We want to build confidence in the resilience of the system, one small and contained failure at a time.

Chaos In Practice

Teams may be reluctant to implement chaos because of the customer and financial impact, but failures will happen regardless of intention or planning. While running experiments that surface vulnerabilities which may cause negative impacts, it is much better to know about them while the team is ready and prepared, and can control the extent of the impact than to be caught off-guard at 3am by the inevitable, large-scale failure.

CHAPTER 8 – Designing Experiments

Here’s an overview of designing a Chaos Engineering experiment:

  1. Pick a hypothesis
  2. Choose the scope of the experiment
  3. Identify the metrics you’re going to watch
  4. Notify the organization
  5. Run the experiment
  6. Analyze the results
  7. Increase the scope
  8. Automate

1. Pick a Hypothesis

Perhaps you pick a hypothesis based on a fix to a recent outage fix, or perhaps you’d like to verify that your active-passive database configuration fails over cleanly.

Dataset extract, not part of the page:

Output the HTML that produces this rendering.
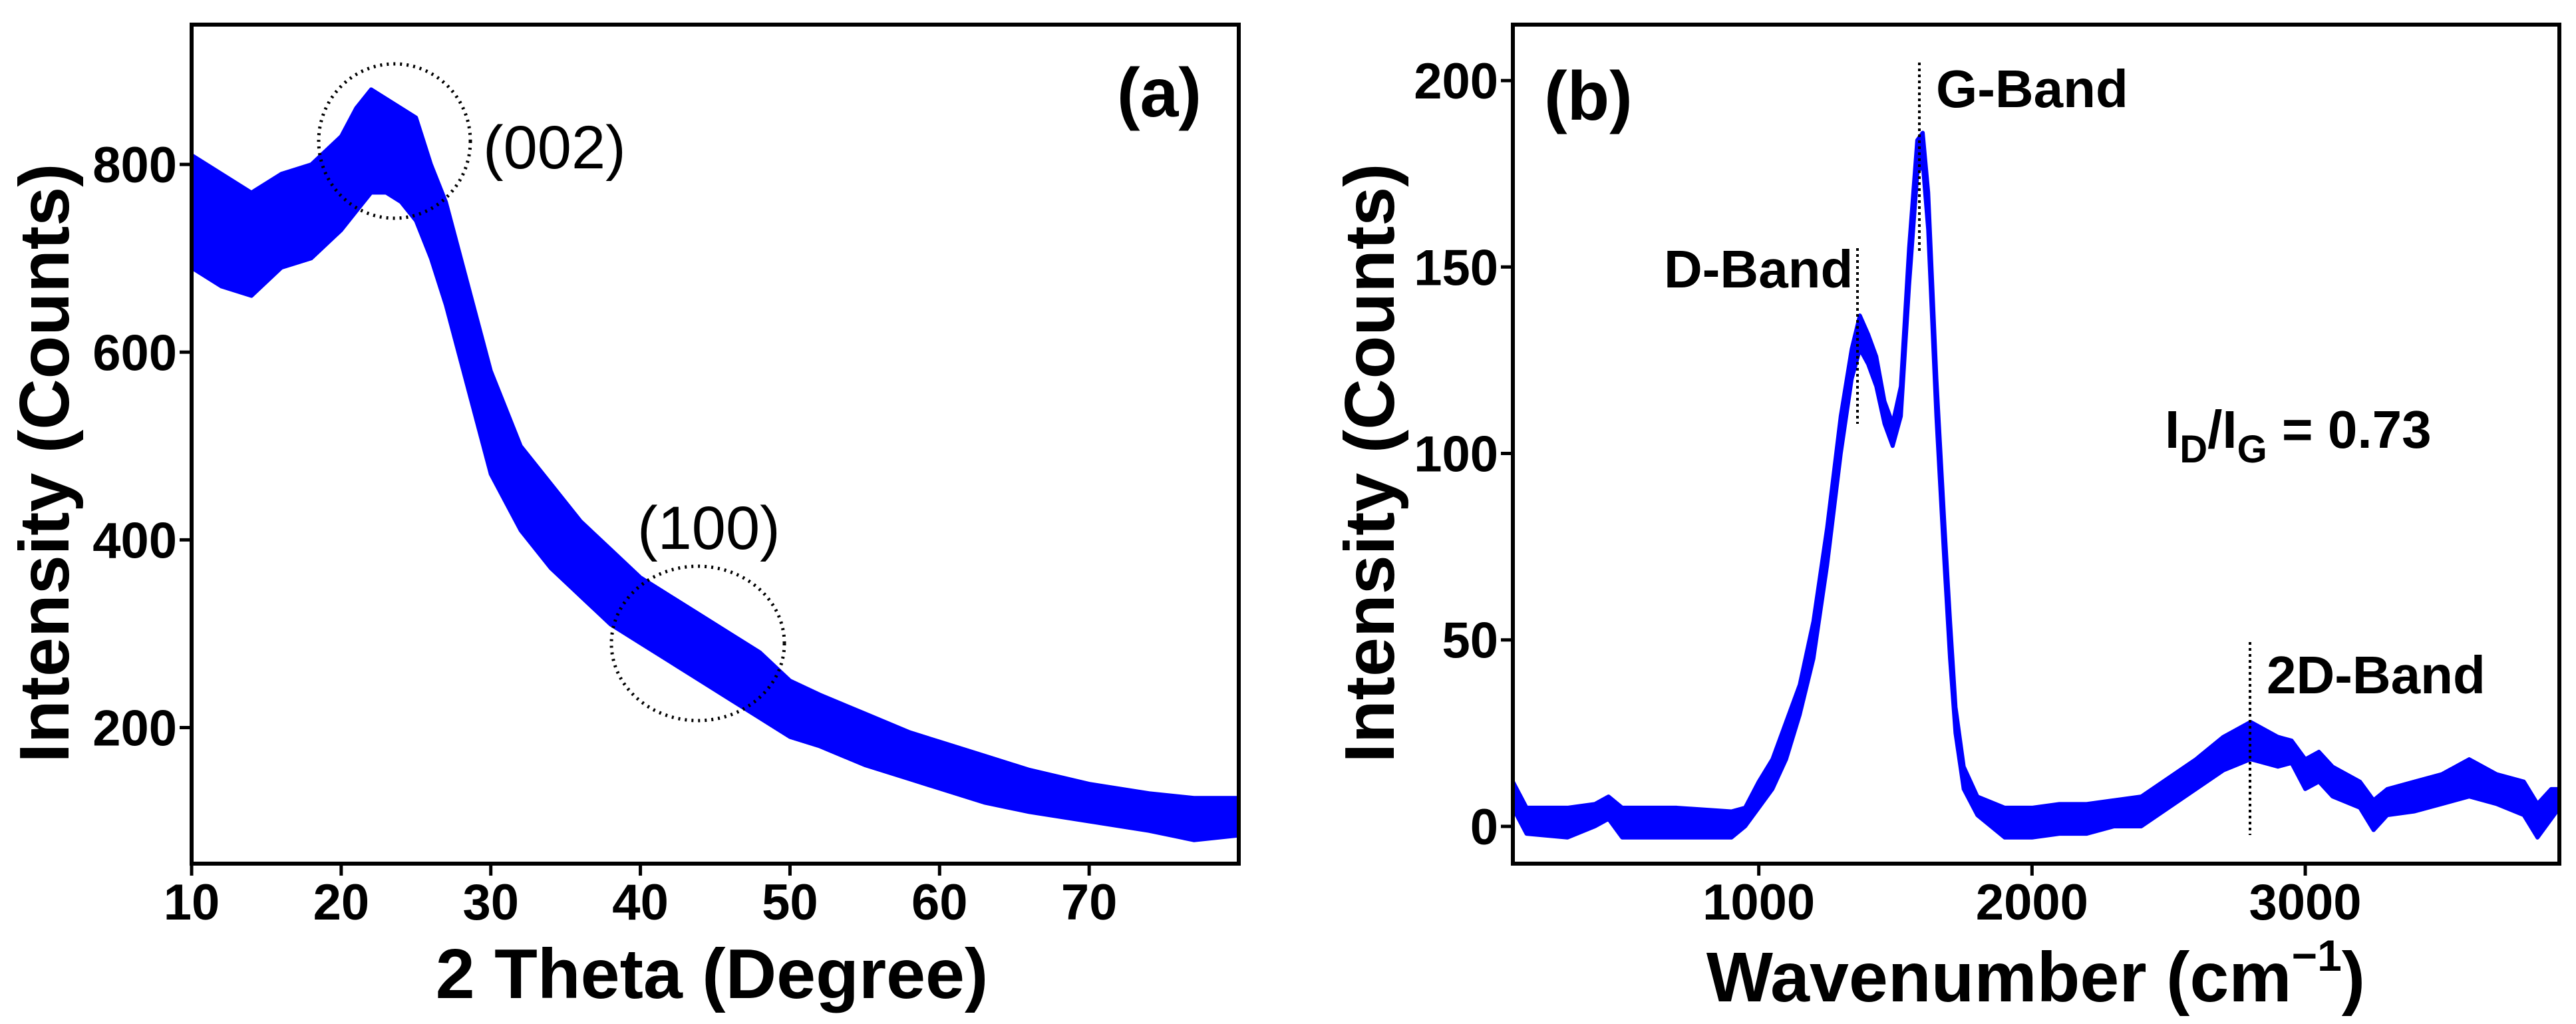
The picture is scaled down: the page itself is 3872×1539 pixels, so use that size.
<!DOCTYPE html>
<html><head><meta charset="utf-8"><style>
html,body{margin:0;padding:0;background:#fff;}
svg{display:block;font-family:"Liberation Sans",Arial,sans-serif;}
</style></head><body>
<svg id="fig" width="3872" height="1539" viewBox="0 0 3872 1539" xmlns="http://www.w3.org/2000/svg">
<rect width="3872" height="1539" fill="#fff"/>
<g id="pa"></g>
<g id="pb"></g>
<g>
<ellipse cx="593" cy="212" rx="114" ry="116" fill="none" stroke="#000" stroke-width="5" stroke-dasharray="3,7"/>
<ellipse cx="1049" cy="967" rx="130" ry="116" fill="none" stroke="#000" stroke-width="5" stroke-dasharray="3,7"/>
<text x="726" y="253" font-size="92">(002)</text>
<text x="958" y="825" font-size="92">(100)</text>
<text x="1806" y="175" font-size="104" font-weight="bold" text-anchor="end">(a)</text>
<text transform="translate(103,696) rotate(-90)" font-size="106" font-weight="bold" text-anchor="middle">Intensity (Counts)</text>
<text x="1070" y="1500" font-size="106" font-weight="bold" text-anchor="middle">2 Theta (Degree)</text>
</g>
<g>
<line x1="2885" y1="94" x2="2885" y2="380" stroke="#000" stroke-width="4" stroke-dasharray="4,5"/>
<line x1="2792" y1="373" x2="2792" y2="637" stroke="#000" stroke-width="4" stroke-dasharray="4,5"/>
<line x1="3382" y1="965" x2="3382" y2="1255" stroke="#000" stroke-width="4" stroke-dasharray="4,5"/>
<text x="2321" y="180" font-size="104" font-weight="bold">(b)</text>
<text x="2910" y="161" font-size="80" font-weight="bold">G-Band</text>
<text x="2501" y="432" font-size="80" font-weight="bold">D-Band</text>
<text x="3407" y="1042" font-size="80" font-weight="bold">2D-Band</text>
<text x="3254" y="673" font-size="80" font-weight="bold">I<tspan font-size="58" dy="22">D</tspan><tspan dy="-22">/I</tspan><tspan font-size="58" dy="22">G</tspan><tspan dy="-22"> = 0.73</tspan></text>
<text transform="translate(2095,696) rotate(-90)" font-size="106" font-weight="bold" text-anchor="middle">Intensity (Counts)</text>
<text x="3060" y="1505" font-size="106" font-weight="bold" text-anchor="middle">Wavenumber (cm<tspan font-size="66" dy="-46">−1</tspan><tspan dy="46">)</tspan></text>
</g>
</svg>
<script>
// Panel (a) XRD data: envelope of noisy trace
const xrdX  = [10,12,14,16,18,20,21,22,23,24,25,26,27,28,29,30,31,32,34,36,38,40,42,44,46,48,50,52,55,58,60,63,66,70,74,77,80];
const xrdLo = [690,670,660,690,700,730,750,770,770,760,740,700,650,590,530,470,440,410,370,340,310,290,270,250,230,210,190,180,160,145,135,120,110,100,90,80,85];
const xrdHi = [810,790,770,790,800,830,860,880,870,860,850,800,760,700,640,580,540,500,460,420,390,360,340,320,300,280,250,235,215,195,185,170,155,140,130,125,125];
const xrdXTicks = [10,20,30,40,50,60,70];
const xrdYTicks = [200,400,600,800];
// Panel (b) Raman data envelope
const ramX  = [100,150,300,400,450,500,700,900,950,1000,1050,1100,1150,1200,1250,1300,1340,1370,1400,1430,1460,1490,1520,1550,1580,1600,1620,1650,1680,1700,1720,1750,1800,1900,2000,2100,2200,2300,2400,2500,2600,2700,2800,2900,2950,3000,3050,3100,3200,3250,3300,3400,3500,3600,3700,3800,3850,3900,3930];
const ramLo = [5,-2,-3,0,2,-3,-3,-3,0,5,10,18,30,45,70,100,120,128,124,118,108,102,110,145,175,178,160,110,70,45,25,10,3,-3,-3,-2,-2,0,0,5,10,15,18,16,17,10,12,8,5,-1,3,4,6,8,6,3,-3,2,5];
const ramHi = [12,5,5,6,8,5,5,4,5,12,18,28,38,55,80,110,128,137,132,126,114,108,118,155,184,186,170,120,80,55,32,16,8,5,5,6,6,7,8,13,18,24,28,24,23,18,20,16,12,7,10,12,14,18,14,12,6,10,10];
const ramXTicks = [1000,2000,3000];
const ramYTicks = [0,50,100,150,200];

const NS="http://www.w3.org/2000/svg";
function mk(parent,tag,attrs){const e=document.createElementNS(NS,tag);for(const k in attrs)e.setAttribute(k,attrs[k]);parent.appendChild(e);return e;}

function panel(g, box, xr, yr, X, LO, HI, xt, yt){
  const sx=v=>box.l+(v-xr[0])/(xr[1]-xr[0])*(box.r-box.l);
  const sy=v=>box.b-(v-yr[0])/(yr[1]-yr[0])*(box.b-box.t);
  let d="M"+sx(X[0])+","+sy(HI[0]);
  for(let i=1;i<X.length;i++) d+="L"+sx(X[i])+","+sy(HI[i]);
  for(let i=X.length-1;i>=0;i--) d+="L"+sx(X[i])+","+sy(LO[i]);
  d+="Z";
  const p=mk(g,"path",{d:d,fill:"#0000ff",stroke:"#0000ff","stroke-width":6,"stroke-linejoin":"round"});
  
  
  const fr=mk(g,"rect",{x:box.l,y:box.t,width:box.r-box.l,height:box.b-box.t,fill:"none",stroke:"#000","stroke-width":6});
  
  
  xt.forEach(v=>{
    const t=mk(g,"line",{x1:sx(v),x2:sx(v),y1:box.b,y2:box.b+18,stroke:"#000","stroke-width":5});
    
    
    const l=mk(g,"text",{x:sx(v),y:box.b+84,"font-size":76,"font-weight":"bold","text-anchor":"middle"});
    l.textContent=v;
    
    
  });
  yt.forEach(v=>{
    const t=mk(g,"line",{x1:box.l-18,x2:box.l,y1:sy(v),y2:sy(v),stroke:"#000","stroke-width":5});
    
    
    const l=mk(g,"text",{x:box.l-22,y:sy(v)+27,"font-size":76,"font-weight":"bold","text-anchor":"end"});
    l.textContent=v;
    
    
  });
}
panel(document.getElementById('pa'),{l:288,r:1862,t:37,b:1298},[10,80],[55,949],xrdX,xrdLo,xrdHi,xrdXTicks,xrdYTicks);
panel(document.getElementById('pb'),{l:2274,r:3847,t:37,b:1298},[100,3930],[-10,215],ramX,ramLo,ramHi,ramXTicks,ramYTicks);
</script>
</body></html>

The hypothesis can also be human focused. For example, how well do the on-call engineers know the contingency plan for your main messaging or paging service being down? Running a chaos experiment is a great way to find out.

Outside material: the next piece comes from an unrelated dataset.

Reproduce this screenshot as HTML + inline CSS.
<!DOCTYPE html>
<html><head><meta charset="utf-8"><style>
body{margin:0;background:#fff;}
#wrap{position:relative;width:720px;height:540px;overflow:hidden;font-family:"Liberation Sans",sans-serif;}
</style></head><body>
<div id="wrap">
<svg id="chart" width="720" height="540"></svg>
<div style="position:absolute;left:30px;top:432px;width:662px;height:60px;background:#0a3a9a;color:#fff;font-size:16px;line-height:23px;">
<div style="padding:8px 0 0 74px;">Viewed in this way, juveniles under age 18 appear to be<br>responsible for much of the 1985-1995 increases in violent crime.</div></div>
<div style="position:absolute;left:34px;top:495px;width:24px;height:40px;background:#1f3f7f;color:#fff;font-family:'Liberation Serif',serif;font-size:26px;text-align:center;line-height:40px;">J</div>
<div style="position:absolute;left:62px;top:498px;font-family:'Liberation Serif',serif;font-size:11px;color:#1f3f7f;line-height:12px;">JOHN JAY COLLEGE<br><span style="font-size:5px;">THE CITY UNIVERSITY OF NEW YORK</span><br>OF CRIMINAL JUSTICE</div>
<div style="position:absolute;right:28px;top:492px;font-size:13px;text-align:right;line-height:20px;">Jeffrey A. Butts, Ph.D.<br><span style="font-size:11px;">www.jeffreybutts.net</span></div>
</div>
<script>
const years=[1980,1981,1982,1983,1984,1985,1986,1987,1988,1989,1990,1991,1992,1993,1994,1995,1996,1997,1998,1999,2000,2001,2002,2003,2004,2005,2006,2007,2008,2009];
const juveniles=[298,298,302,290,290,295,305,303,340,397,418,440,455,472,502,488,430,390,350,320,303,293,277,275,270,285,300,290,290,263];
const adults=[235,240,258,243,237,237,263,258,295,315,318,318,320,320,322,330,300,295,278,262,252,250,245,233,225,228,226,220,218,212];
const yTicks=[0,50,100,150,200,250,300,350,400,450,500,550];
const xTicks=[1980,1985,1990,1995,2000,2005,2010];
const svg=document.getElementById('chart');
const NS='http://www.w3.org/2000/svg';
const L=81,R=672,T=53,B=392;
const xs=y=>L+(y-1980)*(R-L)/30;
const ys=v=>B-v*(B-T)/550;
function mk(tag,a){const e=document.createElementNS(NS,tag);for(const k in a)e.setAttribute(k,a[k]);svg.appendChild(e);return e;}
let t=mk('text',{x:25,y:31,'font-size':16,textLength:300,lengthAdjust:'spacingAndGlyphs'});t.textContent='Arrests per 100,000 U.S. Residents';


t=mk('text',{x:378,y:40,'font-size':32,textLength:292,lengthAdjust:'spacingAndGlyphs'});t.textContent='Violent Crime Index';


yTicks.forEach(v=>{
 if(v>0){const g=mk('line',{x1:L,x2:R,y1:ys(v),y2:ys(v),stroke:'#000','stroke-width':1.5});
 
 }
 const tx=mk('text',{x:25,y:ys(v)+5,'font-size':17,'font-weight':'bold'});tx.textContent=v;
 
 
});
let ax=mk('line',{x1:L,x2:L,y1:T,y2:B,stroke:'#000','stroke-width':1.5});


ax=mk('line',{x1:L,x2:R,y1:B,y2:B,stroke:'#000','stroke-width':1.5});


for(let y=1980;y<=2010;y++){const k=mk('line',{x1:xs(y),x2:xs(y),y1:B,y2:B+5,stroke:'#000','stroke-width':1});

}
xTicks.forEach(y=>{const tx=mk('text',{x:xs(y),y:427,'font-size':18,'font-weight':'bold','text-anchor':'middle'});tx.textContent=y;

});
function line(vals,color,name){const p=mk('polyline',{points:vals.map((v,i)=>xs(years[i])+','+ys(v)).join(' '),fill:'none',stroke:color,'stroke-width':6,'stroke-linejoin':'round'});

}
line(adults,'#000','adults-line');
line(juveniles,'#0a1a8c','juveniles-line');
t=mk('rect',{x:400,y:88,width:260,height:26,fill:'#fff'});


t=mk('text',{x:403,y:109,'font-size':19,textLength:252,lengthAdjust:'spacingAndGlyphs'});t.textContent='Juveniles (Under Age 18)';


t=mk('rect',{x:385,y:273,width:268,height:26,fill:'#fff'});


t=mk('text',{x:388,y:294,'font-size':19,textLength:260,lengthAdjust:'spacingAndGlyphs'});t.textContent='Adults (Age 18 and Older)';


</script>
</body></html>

2. Choose the Scope of the Experiment

Two principles apply here:

  • “run experiments in production”, and
  • “minimize blast radius”

The closer your test is to production, the more you’ll learn from the results but there’s always a risk of doing harm.
To minimize the amount of customer pain, start with a narrowly scoped dry run in a test environment to get a signal and then ratchet up the impact until we achieve the most accurate simulation of the biggest impact we expect our systems to handle. Once you do move to production, you’ll want to start out with experiments that impact the minimal amount of customer traffic.

3. Identify the Metrics You’re Going to Watch

Be clear on what metrics you are going to use in your test. If your hypothesis is “if we fail the primary database, then everything should be ok,” you’ll want to have a crisp definition of “ok” before you run the experiment. If you have a clear business metric like “orders per second,” or lower-level metrics like response latency and response error rate, be explicit about what range of values are within tolerance before you run the experiment.

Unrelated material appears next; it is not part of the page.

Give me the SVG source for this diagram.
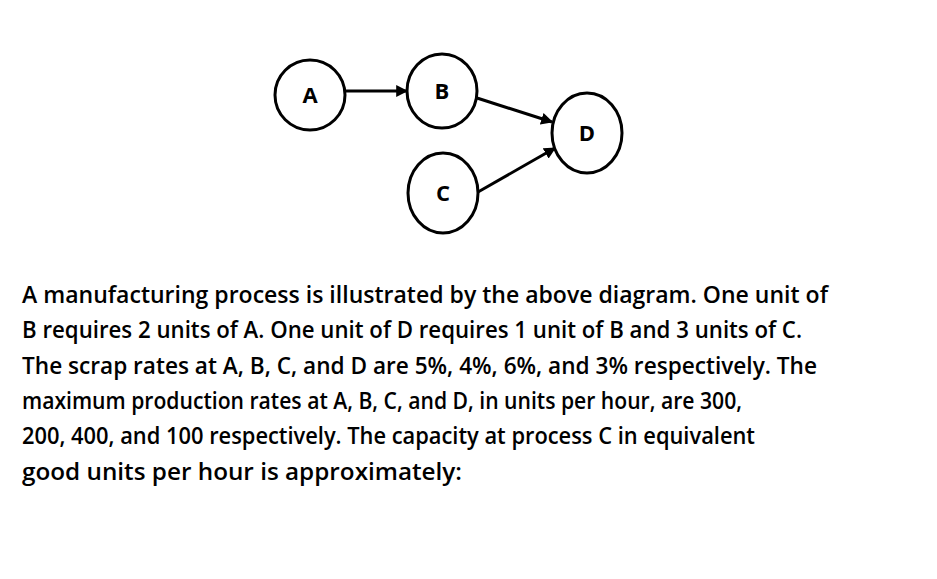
<svg xmlns="http://www.w3.org/2000/svg" width="937" height="579" viewBox="0 0 937 579">
<style>
.n{fill:#fff;stroke:#000;stroke-width:3}
.l{font-family:"Open Sans","Liberation Sans",sans-serif;font-weight:bold;font-size:22px;text-anchor:middle}
.c{stroke:#000;stroke-width:3;fill:none;marker-end:url(#ah)}
.t{font-family:"Open Sans","Liberation Sans",sans-serif;font-weight:600;font-size:23px;fill:#000}
</style>
<defs><marker id="ah" viewBox="0 0 10 10" refX="9" refY="5" markerWidth="4" markerHeight="4" orient="auto"><path d="M0,0L10,5L0,10z"/></marker></defs>
<rect width="937" height="579" fill="#fff"/>
<g id="connectors">
<line class="c" x1="346" y1="91" x2="407" y2="91"/>
<line class="c" x1="477" y1="98" x2="552" y2="122"/>
<line class="c" x1="478" y1="192" x2="555" y2="148"/>
</g>
<g id="A"><ellipse class="n" cx="310" cy="95" rx="35" ry="35"/><text class="l" x="310" y="103">A</text></g>
<g id="B"><ellipse class="n" cx="442" cy="91" rx="35" ry="37"/><text class="l" x="442" y="99">B</text></g>
<g id="C"><ellipse class="n" cx="443" cy="193" rx="35" ry="40"/><text class="l" x="443" y="201">C</text></g>
<g id="D"><ellipse class="n" cx="587" cy="133" rx="35" ry="40"/><text class="l" x="587" y="141">D</text></g>
<g id="text">
<text class="t" x="22" y="303" textLength="806" lengthAdjust="spacingAndGlyphs">A manufacturing process is illustrated by the above diagram.  One unit of</text>
<text class="t" x="22" y="338" textLength="780" lengthAdjust="spacingAndGlyphs">B requires 2 units of A.  One unit of D requires 1 unit of B and 3 units of C.</text>
<text class="t" x="22" y="374" textLength="795" lengthAdjust="spacingAndGlyphs">The scrap rates at A, B, C, and D are 5%, 4%, 6%, and 3% respectively.  The</text>
<text class="t" x="22" y="409" textLength="720" lengthAdjust="spacingAndGlyphs">maximum production rates at A, B, C, and D, in units per hour, are 300,</text>
<text class="t" x="22" y="444" textLength="733" lengthAdjust="spacingAndGlyphs">200, 400, and 100 respectively.  The capacity at process C in equivalent</text>
<text class="t" x="22" y="480" textLength="440" lengthAdjust="spacingAndGlyphs">good units per hour is approximately:</text>
</g>
</svg>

If the experiment has a more serious impact than you expected, you should be prepared to abort early. A firm threshold could look like: 5% or more of the requests are failing to return a response to client devices. This will make it easier for you to know whether you need to hit the big red “stop” button when you’re in the moment.

4. Notify the Organization

When you first start off running chaos experiments in the production environment, you’ll want to inform members of your organization about what you’re doing, why you’re doing it, and (only
initially) when you’re doing it.

For the initial run, you might need to coordinate with multiple teams who are interested in the outcome and are nervous about the impact of the experiment. As you gain confidence by doing more experiments and your organization gains confidence in the approach, there will be less of a need to explicitly send out notifications about what it is happening.

5. Run the Experiment

Perform the chaos experiment, watch the metrics, halt if required.
Ensure that you have alerting in place in case when critical metrics dip below a certain threshold.

6. Analyze the Results

After the experiment is done, use the metrics you’ve collected to test if your hypothesis is correct. Was your system resilient to the real world events you injected? Did anything happen that you didn’t expect?

Many issues exposed by Chaos Engineering experiments will involve interactions among multiple services. Make sure that you feed back the outcome of the experiment to all of the relevant teams so they can mitigate any weaknesses.

7. Increase the Scope

Once you’ve gained some confidence from running smaller-scale experiments, you can ratchet up the scope of the experiment to reveal systemic effects that aren’t noticeable with smaller-scale
experiments.

8. Automate

Once you have confidence in manually running your chaos exercises, you’ll get more value out of your chaos experiments once you automate them so they run regularly.